Daerah Cisarua menuju Cianjur adalah area yang sulit dilalui, berbekal alat seadanya dan misiu, para pekerja meledakkan setiap sisi pegunungan yang dianggap menghalangi akses jalan yang hendak dibuatnya. Bahkan para pekerja yang melanjutkan proyek hingga ke Sumedang, mendapatkan jatah 1.5 pon beras setiap hari, dan 5 pon garam setiap bulannya.
Terlebih ketika membuat jembatan dari jalur Cianjur menuju Bandung, serta pembelahan gunung di Parakan Muncang hingga ke Sumedang. Para pekerja mendapatkan tambahan sekitar 2 ringgit perak, beserta 3 gantang beras setiap bulannya. Suatu hal yang tidak didapatkan ketika VOC-Belanda berkuasa. Apalagi dengan aturan kerja paksa, yang kerap disalahgunakan oleh pejabat lokal.
Belum lagi ketika memasuki area Jawa Tengah dan Jawa Timur, yang rata-rata memiliki medan terbuka secara geografis. Tentu dengan upah yang juga disesuaikan menurut kebijakan daerahnya masing-masing. Yup, kala Deandels memimpin memang, Jawa dibagi menjadi 9 hingga 23 daerah administrasi. Dimana masing-masing daerah memiliki pemimpinnya sendiri (bupati).
Selain itu kebijakan lain yang sangat berguna untuk masyarakat diantaranya ada pembangunan rumah sakit pada setiap daerah administrasi. Beserta pabrik senjata pribumi, bersama barak-barak militer yang saling terhubung satu dengan lainnya. Inilah salah satu latar belakang dimulainya pemahaman terhadap aspek militer bagi bangsa Indonesia dimasa selanjutnya.
Tahap demi tahap, walau kemudian kembali ke tangan Belanda. Sedianya Jalan Raya Pos yang dibangun sejak tahun 1809 menjadi latar belakang dimulainya era industrialisasi modern, khususnya kala pembangunan moda kereta api, pada tahun 1867. Namun, tidak semua kebijakan Deandels dapat dikatakan baik, khususnya dalam soal kepemilikan wewenang sebagai pemimpin.
Diantaranya adalah sistem pertanahan milik pemerintah, yang dijual secara sepihak kepada orang asing. Dengan hasil yang tentunya untuk memperkaya diri sendiri. Selain itu, praktik korupsi juga disebut-sebut terjadi di berbagai daerah, seiring pembukaan Jalan Raya Pos, dengan metode upah tersebut.
Akhirnya pada tahun 1811, Louis Bonaparte memanggilnya untuk kembali ke Belanda. Karena dianggap tidak kompeten dalam mengurus negara dengan orientasi kolonialisme. Dengan mengirimkan Willem Jensens sebagai penggantinya di Batavia. Hingga ia meninggal karena malaria pada tahun 1818 dengan jabatan petinggi militer Belanda.

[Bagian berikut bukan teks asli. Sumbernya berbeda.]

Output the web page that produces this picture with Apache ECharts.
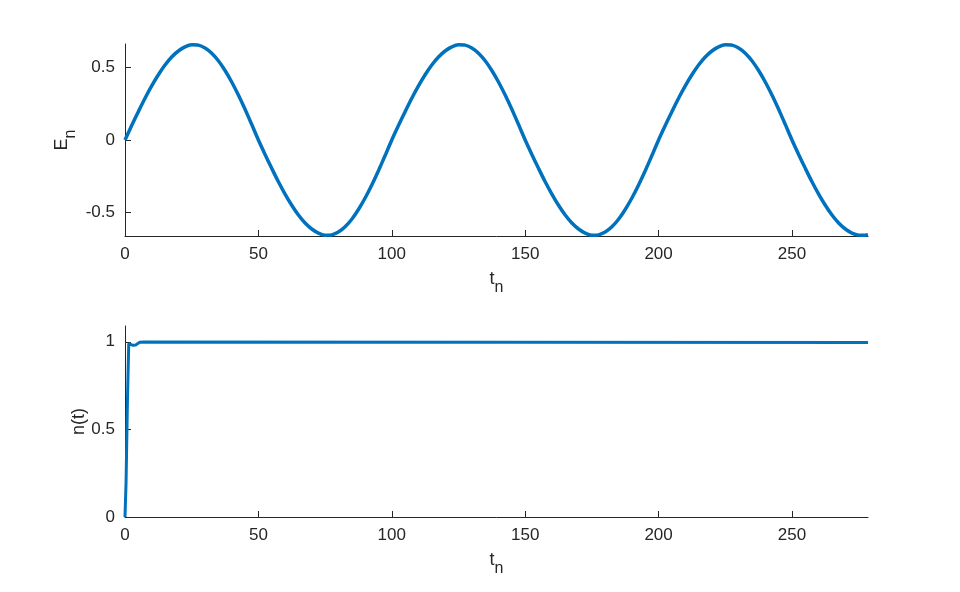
<!DOCTYPE html>
<html>
<head>
<meta charset="utf-8">
<script src="https://cdn.jsdelivr.net/npm/echarts@6/dist/echarts.min.js"></script>
<style>
    html, body { margin: 0; padding: 0; background: #fff; }
    #chart { width: 960px; height: 592px; }
</style>
</head>
<body>
<div id="chart"></div>
<script>
    // E_n over t_n (every 2.5 units)
    const tE = [
        0, 2.5, 5, 7.5, 10, 12.5, 15, 17.5, 20, 22.5, 25, 27.5, 30, 32.5, 35, 37.5, 40, 42.5, 45, 47.5,
        50, 52.5, 55, 57.5, 60, 62.5, 65, 67.5, 70, 72.5, 75, 77.5, 80, 82.5, 85, 87.5, 90, 92.5, 95, 97.5,
        100, 102.5, 105, 107.5, 110, 112.5, 115, 117.5, 120, 122.5, 125, 127.5, 130, 132.5, 135, 137.5, 140, 142.5, 145, 147.5,
        150, 152.5, 155, 157.5, 160, 162.5, 165, 167.5, 170, 172.5, 175, 177.5, 180, 182.5, 185, 187.5, 190, 192.5, 195, 197.5,
        200, 202.5, 205, 207.5, 210, 212.5, 215, 217.5, 220, 222.5, 225, 227.5, 230, 232.5, 235, 237.5, 240, 242.5, 245, 247.5,
        250, 252.5, 255, 257.5, 260, 262.5, 265, 267.5, 270, 272.5, 275, 277.5, 278.5
    ];
    const eVals = [
        0, 0.099, 0.195, 0.287, 0.372, 0.449, 0.516, 0.571, 0.612, 0.640, 0.654, 0.652, 0.633, 0.597, 0.545, 0.478, 0.399, 0.309, 0.211, 0.107,
        0, -0.099, -0.195, -0.287, -0.372, -0.449, -0.516, -0.571, -0.612, -0.640, -0.654, -0.652, -0.633, -0.597, -0.545, -0.478, -0.399, -0.309, -0.211, -0.107,
        0, 0.099, 0.195, 0.287, 0.372, 0.449, 0.516, 0.571, 0.612, 0.640, 0.654, 0.652, 0.633, 0.597, 0.545, 0.478, 0.399, 0.309, 0.211, 0.107,
        0, -0.099, -0.195, -0.287, -0.372, -0.449, -0.516, -0.571, -0.612, -0.640, -0.654, -0.652, -0.633, -0.597, -0.545, -0.478, -0.399, -0.309, -0.211, -0.107,
        0, 0.099, 0.195, 0.287, 0.372, 0.449, 0.516, 0.571, 0.612, 0.640, 0.654, 0.652, 0.633, 0.597, 0.545, 0.478, 0.399, 0.309, 0.211, 0.107,
        0, -0.099, -0.195, -0.287, -0.372, -0.449, -0.516, -0.571, -0.612, -0.640, -0.654, -0.655, -0.652
    ];

    // n(t) over t_n (bottom panel)
    const tN = [0, 0.4, 0.9, 1.4, 2, 3, 4, 5.5, 7, 278.5];
    const nVals = [0, 0.2, 0.65, 0.99, 0.985, 0.98, 0.982, 0.997, 0.998, 0.996];

    // tick labels
    const xTicks = [0, 50, 100, 150, 200, 250];
    const eTicks = [-0.5, 0, 0.5];
    const nTicks = [0, 0.5, 1];

    const axisColor = '#262626';
    const font = 'Liberation Sans, Arial, Helvetica, sans-serif';

    const subName = (main, sub) => ({
        text: '{a|' + main + '}{b|' + sub + '}',
        rich: {
            a: {fontSize: 18, color: axisColor, fontFamily: font},
            b: {fontSize: 16, color: axisColor, fontFamily: font, padding: [18, 0, 0, 0]}
        }
    });

    function xAxis(gridIndex) {
        const nm = subName('t', 'n');
        return {
            type: 'value',
            gridIndex: gridIndex,
            min: 0,
            max: 278.5,
            name: nm.text,
            nameLocation: 'middle',
            nameGap: 26,
            nameMoveOverlap: false,
            nameTextStyle: {rich: nm.rich},
            axisLine: {show: true, onZero: false, lineStyle: {color: axisColor, width: 1}},
            axisTick: {show: true, inside: true, length: 6, customValues: xTicks, lineStyle: {color: axisColor}},
            axisLabel: {customValues: xTicks, color: axisColor, fontSize: 17, fontFamily: font, margin: 10},
            splitLine: {show: false}
        };
    }

    function yAxis(gridIndex, min, max, ticks, name, gap) {
        return {
            type: 'value',
            gridIndex: gridIndex,
            min: min,
            max: max,
            name: name.text,
            nameLocation: 'middle',
            nameRotate: 90,
            nameGap: gap,
            nameMoveOverlap: false,
            nameTextStyle: name.rich ? {rich: name.rich} : {color: axisColor, fontSize: 18, fontFamily: font},
            axisLine: {show: true, onZero: false, lineStyle: {color: axisColor, width: 1}},
            axisTick: {show: true, inside: true, length: 6, customValues: ticks, lineStyle: {color: axisColor}},
            axisLabel: {customValues: ticks, color: axisColor, fontSize: 17, fontFamily: font, margin: 10},
            splitLine: {show: false}
        };
    }

    let myChart = echarts.init(document.getElementById('chart'));
    let option = {
        backgroundColor: '#fff',
        animation: false,
        grid: [
            {left: 125, right: 92, top: 44, height: 192},
            {left: 125, right: 92, top: 326, height: 191}
        ],
        xAxis: [xAxis(0), xAxis(1)],
        yAxis: [
            yAxis(0, -0.66, 0.66, eTicks, subName('E', 'n'), 46),
            yAxis(1, 0, 1.09, nTicks, {text: 'n(t)'}, 37)
        ],
        series: [
            {
                type: 'line',
                xAxisIndex: 0,
                yAxisIndex: 0,
                data: tE.map((t, i) => [t, eVals[i]]),
                smooth: 0.2,
                showSymbol: false,
                lineStyle: {color: '#0072BD', width: 3.5}
            },
            {
                type: 'line',
                xAxisIndex: 1,
                yAxisIndex: 1,
                data: tN.map((t, i) => [t, nVals[i]]),
                showSymbol: false,
                lineStyle: {color: '#0072BD', width: 3}
            }
        ]
    };
    myChart.setOption(option);
</script>
</body>
</html>
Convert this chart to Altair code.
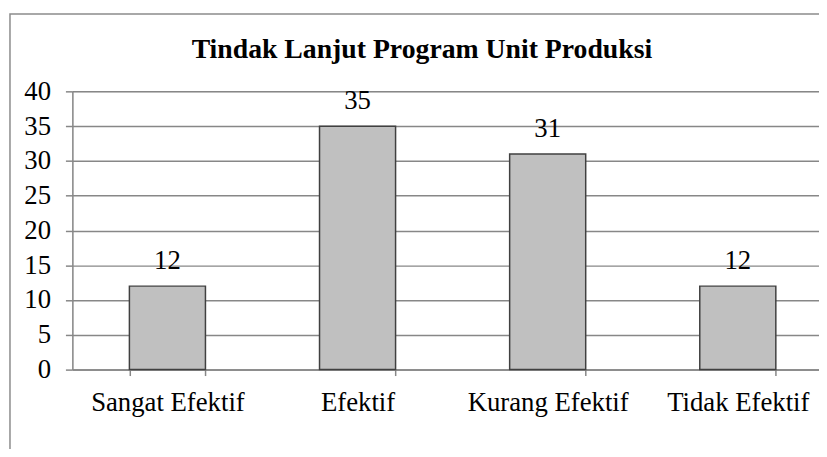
import altair as alt
import pandas as pd

categories = ["Sangat Efektif", "Efektif", "Kurang Efektif", "Tidak Efektif"]
values = [12, 35, 31, 12]
y_ticks = [0, 5, 10, 15, 20, 25, 30, 35, 40]
title_text = "Tindak Lanjut Program Unit Produksi"

df = pd.DataFrame({"cat": categories, "val": values})
FONT = "'Liberation Serif', 'Times New Roman', serif"
GRID = "#878787"

x_enc = alt.X(
    "cat:N", sort=categories,
    scale=alt.Scale(paddingInner=0.6, paddingOuter=0.3),
    axis=alt.Axis(title=None, labelAngle=0, tickBand="extent", tickSize=6,
                  labelPadding=35, labelBaseline="alphabetic",
                  labelFont=FONT, labelFontSize=27, labelColor="black",
                  domainColor=GRID, tickColor=GRID, domainWidth=1.5, tickWidth=1.5,
                  grid=False),
)
y_enc = alt.Y(
    "val:Q", scale=alt.Scale(domain=[0, 40], nice=False),
    axis=alt.Axis(title=None, values=y_ticks, tickSize=7, labelPadding=15,
                  labelFont=FONT, labelFontSize=27, labelColor="black",
                  labelBaseline="middle",
                  domainColor=GRID, tickColor=GRID, gridColor=GRID,
                  domainWidth=1.5, tickWidth=1.5, gridWidth=1.5, gridOpacity=1),
)

base = alt.Chart(df)
bars = base.mark_bar(fill="#C0C0C0", stroke="#404040", strokeWidth=1.5).encode(x=x_enc, y=y_enc)
labels = base.mark_text(dy=-17, baseline="alphabetic", font=FONT, fontSize=27,
                        color="black").encode(x=x_enc, y=y_enc, text="val:Q")

frame = alt.Chart(pd.DataFrame({"a": [0]})).mark_rect(
    fillOpacity=0, stroke="#8c8c8c", strokeWidth=1.5
).encode(x=alt.value(-63), x2=alt.value(900), y=alt.value(-78), y2=alt.value(500))

chart = alt.layer(frame, bars, labels).properties(
    width=768, height=281,
    title=alt.TitleParams(title_text, font=FONT, fontSize=28, fontWeight="bold",
                          color="black", anchor="middle", frame="group",
                          baseline="alphabetic", offset=0, dy=73, dx=-31),
    autosize=alt.AutoSizeParams(type="none"),
    padding={"left": 65, "top": 82, "right": -14, "bottom": 78},
).configure_view(stroke=None).configure(background="white")

chart.save("out.html", embed_options={"renderer": "svg", "actions": False})
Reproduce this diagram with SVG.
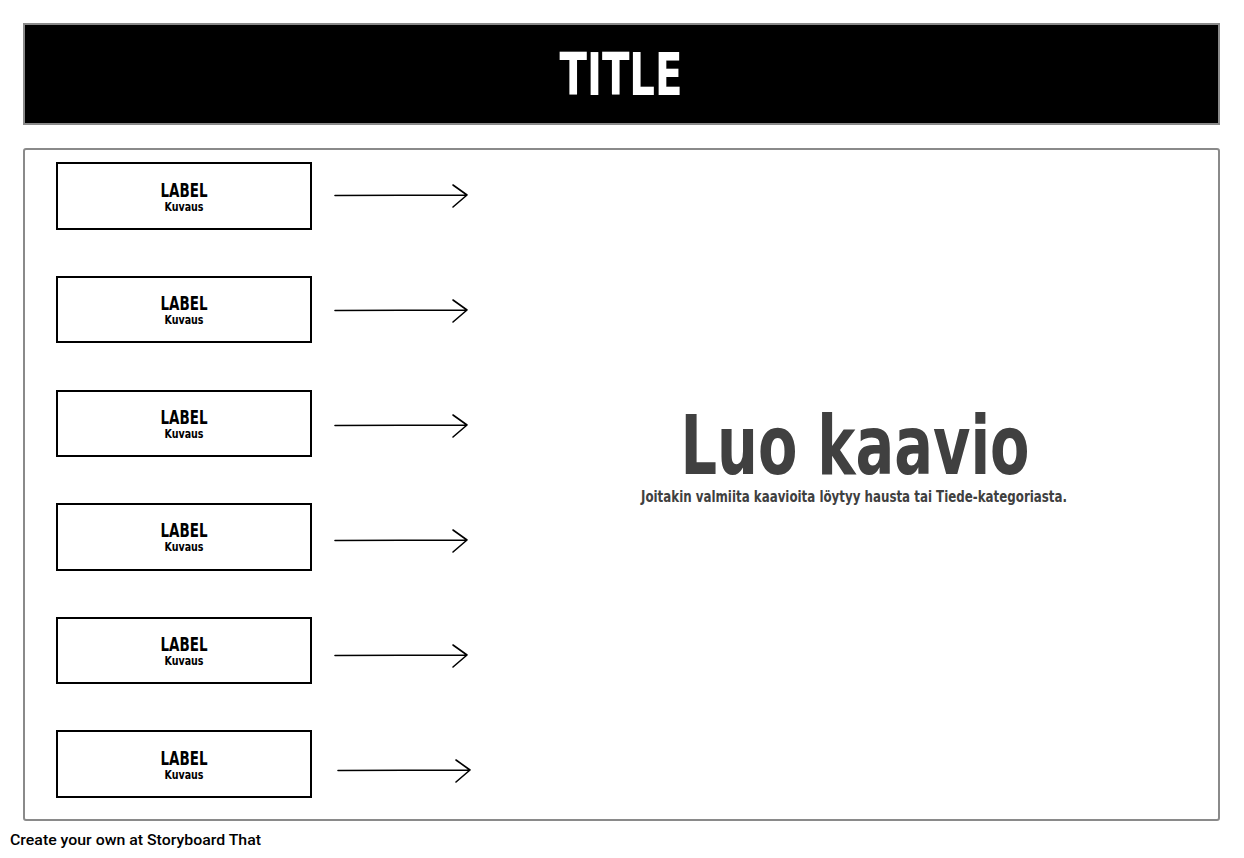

Namun, sekilas tentu kita dapat menilai, bagaimana pengaruh kebijakan Deandels pada masa selanjutnya. Walau banyak kekurangan pada kepemimpinannya yang militeristik, kontribusi pentingnya dalam membuka akses transportasi di Jawa adalah kemajuan dalam bidang ekonomi dan politik di kemudian hari.
Demikian kisah sejarah Indonesia ini dapat dibagi. Salam damai, dan terima kasih.